[Exercise instructions] Each line containing the word "this" must be collected.

━━━

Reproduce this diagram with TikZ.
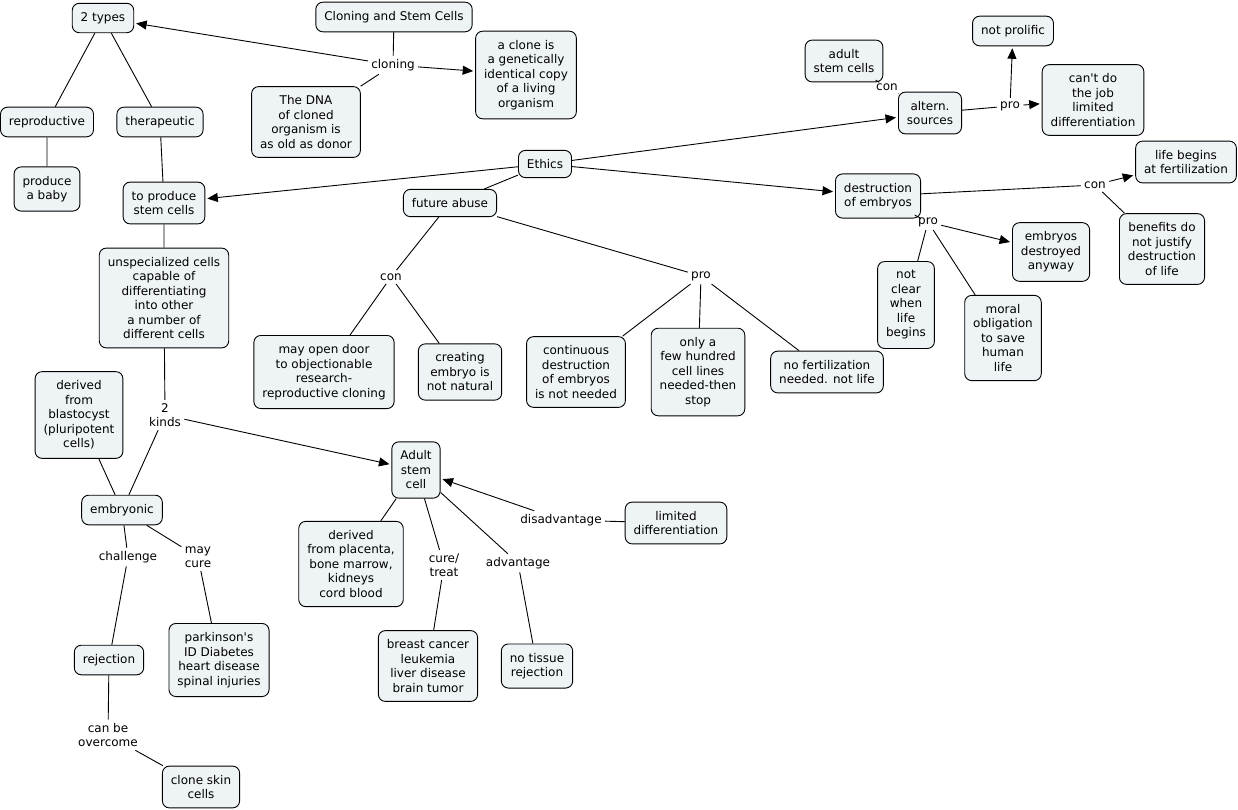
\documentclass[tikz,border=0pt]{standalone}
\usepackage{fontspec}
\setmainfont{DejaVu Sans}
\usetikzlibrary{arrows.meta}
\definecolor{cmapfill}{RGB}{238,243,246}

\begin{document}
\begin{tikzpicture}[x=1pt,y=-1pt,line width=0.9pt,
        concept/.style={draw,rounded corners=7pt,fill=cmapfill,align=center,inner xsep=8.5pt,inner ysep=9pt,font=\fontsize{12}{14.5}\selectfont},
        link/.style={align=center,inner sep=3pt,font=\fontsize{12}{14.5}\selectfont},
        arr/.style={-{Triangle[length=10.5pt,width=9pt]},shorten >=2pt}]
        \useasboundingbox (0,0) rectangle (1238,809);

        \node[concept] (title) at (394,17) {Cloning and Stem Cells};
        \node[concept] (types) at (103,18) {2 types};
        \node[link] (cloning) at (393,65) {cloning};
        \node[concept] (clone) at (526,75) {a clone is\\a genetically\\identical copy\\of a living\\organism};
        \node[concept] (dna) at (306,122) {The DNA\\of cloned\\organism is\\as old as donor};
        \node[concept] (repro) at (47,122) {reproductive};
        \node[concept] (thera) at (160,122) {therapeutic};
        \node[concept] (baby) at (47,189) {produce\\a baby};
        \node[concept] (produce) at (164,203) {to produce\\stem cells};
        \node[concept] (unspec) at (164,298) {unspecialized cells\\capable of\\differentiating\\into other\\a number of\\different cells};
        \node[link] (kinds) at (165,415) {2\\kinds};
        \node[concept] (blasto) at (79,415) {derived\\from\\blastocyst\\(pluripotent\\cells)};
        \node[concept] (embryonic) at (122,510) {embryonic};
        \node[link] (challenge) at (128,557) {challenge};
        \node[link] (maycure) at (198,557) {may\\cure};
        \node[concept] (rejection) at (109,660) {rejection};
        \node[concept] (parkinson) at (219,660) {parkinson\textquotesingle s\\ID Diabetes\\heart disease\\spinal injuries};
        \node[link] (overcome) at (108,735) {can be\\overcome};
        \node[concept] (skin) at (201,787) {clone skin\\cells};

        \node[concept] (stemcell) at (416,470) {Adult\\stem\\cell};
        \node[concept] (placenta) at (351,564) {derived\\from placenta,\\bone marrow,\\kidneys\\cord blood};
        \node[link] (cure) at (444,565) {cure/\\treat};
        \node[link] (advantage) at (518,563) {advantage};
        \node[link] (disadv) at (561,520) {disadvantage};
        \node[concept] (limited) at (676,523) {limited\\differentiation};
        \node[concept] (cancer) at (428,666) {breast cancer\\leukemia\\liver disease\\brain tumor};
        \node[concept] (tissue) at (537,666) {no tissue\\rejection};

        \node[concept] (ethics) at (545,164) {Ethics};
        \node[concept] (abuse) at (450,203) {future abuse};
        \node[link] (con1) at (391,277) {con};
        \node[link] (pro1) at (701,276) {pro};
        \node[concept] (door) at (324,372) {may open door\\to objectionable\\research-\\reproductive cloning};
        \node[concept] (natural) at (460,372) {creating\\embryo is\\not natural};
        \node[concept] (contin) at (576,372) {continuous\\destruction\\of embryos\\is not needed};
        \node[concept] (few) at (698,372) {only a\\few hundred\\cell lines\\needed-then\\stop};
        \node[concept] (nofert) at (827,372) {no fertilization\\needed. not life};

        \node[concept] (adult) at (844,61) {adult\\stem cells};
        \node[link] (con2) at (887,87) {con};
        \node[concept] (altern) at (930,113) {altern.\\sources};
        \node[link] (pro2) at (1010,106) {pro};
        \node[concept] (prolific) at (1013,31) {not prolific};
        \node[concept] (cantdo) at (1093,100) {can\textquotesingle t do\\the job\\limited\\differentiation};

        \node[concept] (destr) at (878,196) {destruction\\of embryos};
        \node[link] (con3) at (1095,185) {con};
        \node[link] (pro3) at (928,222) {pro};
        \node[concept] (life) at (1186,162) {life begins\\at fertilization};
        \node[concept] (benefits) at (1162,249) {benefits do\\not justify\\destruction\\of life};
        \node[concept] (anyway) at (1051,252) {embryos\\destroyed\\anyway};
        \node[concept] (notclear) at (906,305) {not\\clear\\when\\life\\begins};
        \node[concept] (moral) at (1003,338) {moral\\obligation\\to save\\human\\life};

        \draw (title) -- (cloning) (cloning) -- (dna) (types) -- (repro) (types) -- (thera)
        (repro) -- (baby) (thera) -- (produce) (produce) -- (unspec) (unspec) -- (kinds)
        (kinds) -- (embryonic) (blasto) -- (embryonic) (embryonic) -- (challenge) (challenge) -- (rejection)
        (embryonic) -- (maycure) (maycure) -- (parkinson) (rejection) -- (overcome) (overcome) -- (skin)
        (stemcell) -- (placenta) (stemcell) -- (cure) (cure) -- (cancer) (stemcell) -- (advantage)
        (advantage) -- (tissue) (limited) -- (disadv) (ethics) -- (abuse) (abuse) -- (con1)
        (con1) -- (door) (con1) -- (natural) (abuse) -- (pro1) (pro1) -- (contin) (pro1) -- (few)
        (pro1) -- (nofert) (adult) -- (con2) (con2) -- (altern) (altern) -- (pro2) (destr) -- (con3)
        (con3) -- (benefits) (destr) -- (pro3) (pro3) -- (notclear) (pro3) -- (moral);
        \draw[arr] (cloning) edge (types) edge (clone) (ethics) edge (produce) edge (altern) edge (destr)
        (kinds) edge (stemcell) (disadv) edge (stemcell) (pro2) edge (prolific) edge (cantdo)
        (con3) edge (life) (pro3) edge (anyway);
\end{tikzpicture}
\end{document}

━━━

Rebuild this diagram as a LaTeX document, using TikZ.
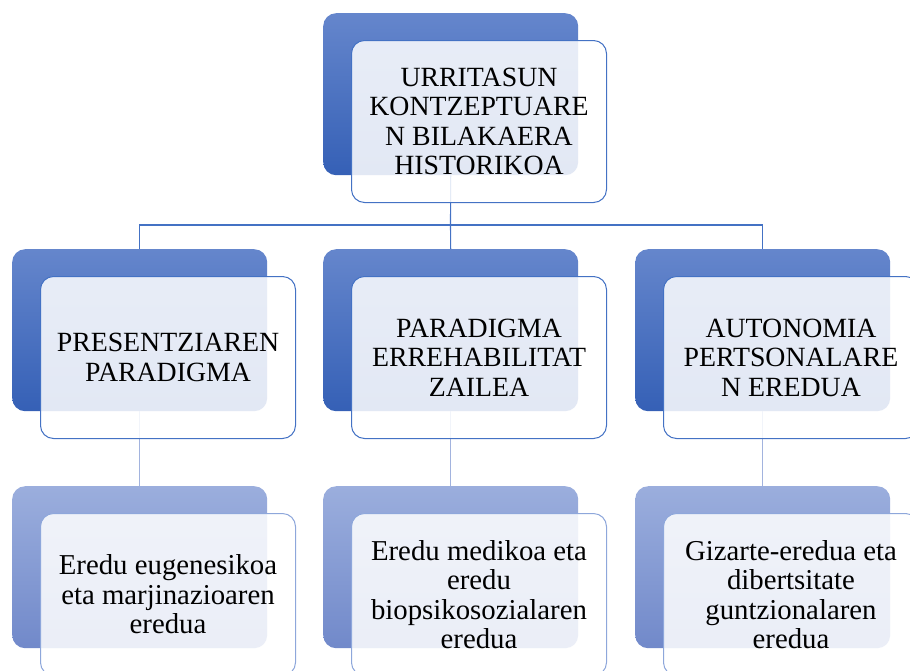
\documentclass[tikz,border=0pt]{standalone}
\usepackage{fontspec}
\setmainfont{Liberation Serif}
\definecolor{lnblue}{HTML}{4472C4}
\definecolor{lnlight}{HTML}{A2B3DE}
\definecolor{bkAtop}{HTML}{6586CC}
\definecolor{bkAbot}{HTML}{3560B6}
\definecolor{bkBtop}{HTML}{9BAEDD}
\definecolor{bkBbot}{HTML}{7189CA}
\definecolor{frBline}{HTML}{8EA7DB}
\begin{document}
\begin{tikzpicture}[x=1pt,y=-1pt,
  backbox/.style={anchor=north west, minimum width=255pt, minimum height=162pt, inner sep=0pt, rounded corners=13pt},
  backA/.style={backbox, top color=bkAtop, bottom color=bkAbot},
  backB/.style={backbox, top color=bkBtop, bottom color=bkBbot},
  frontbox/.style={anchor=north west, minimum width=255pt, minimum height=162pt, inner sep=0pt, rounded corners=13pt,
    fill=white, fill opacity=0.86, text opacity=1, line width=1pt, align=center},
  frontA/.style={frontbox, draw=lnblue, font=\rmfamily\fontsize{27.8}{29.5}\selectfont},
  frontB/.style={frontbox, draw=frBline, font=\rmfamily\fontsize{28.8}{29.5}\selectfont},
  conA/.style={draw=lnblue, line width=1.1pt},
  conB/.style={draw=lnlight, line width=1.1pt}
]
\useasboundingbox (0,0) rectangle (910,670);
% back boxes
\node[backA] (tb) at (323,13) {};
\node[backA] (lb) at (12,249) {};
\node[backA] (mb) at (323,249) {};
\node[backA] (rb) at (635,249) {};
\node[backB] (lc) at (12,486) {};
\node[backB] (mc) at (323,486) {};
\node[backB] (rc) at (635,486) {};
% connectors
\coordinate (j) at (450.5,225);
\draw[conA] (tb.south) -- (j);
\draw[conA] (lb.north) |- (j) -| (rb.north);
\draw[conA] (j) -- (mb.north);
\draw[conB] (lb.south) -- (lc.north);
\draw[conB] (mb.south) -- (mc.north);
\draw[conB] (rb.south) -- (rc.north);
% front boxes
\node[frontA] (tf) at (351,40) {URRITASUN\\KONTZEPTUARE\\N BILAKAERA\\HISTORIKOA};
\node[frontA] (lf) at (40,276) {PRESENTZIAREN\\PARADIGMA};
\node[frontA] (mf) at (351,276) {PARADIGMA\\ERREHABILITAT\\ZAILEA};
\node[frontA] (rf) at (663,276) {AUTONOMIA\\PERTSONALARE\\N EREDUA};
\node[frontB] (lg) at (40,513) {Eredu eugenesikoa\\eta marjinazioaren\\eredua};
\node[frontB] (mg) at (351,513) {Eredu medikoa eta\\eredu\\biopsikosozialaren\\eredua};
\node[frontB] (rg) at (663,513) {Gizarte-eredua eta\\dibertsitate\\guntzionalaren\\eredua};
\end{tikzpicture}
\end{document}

━━━

[Task response]
Reproduce this diagram with TikZ.
Rebuild this diagram as a LaTeX document, using TikZ.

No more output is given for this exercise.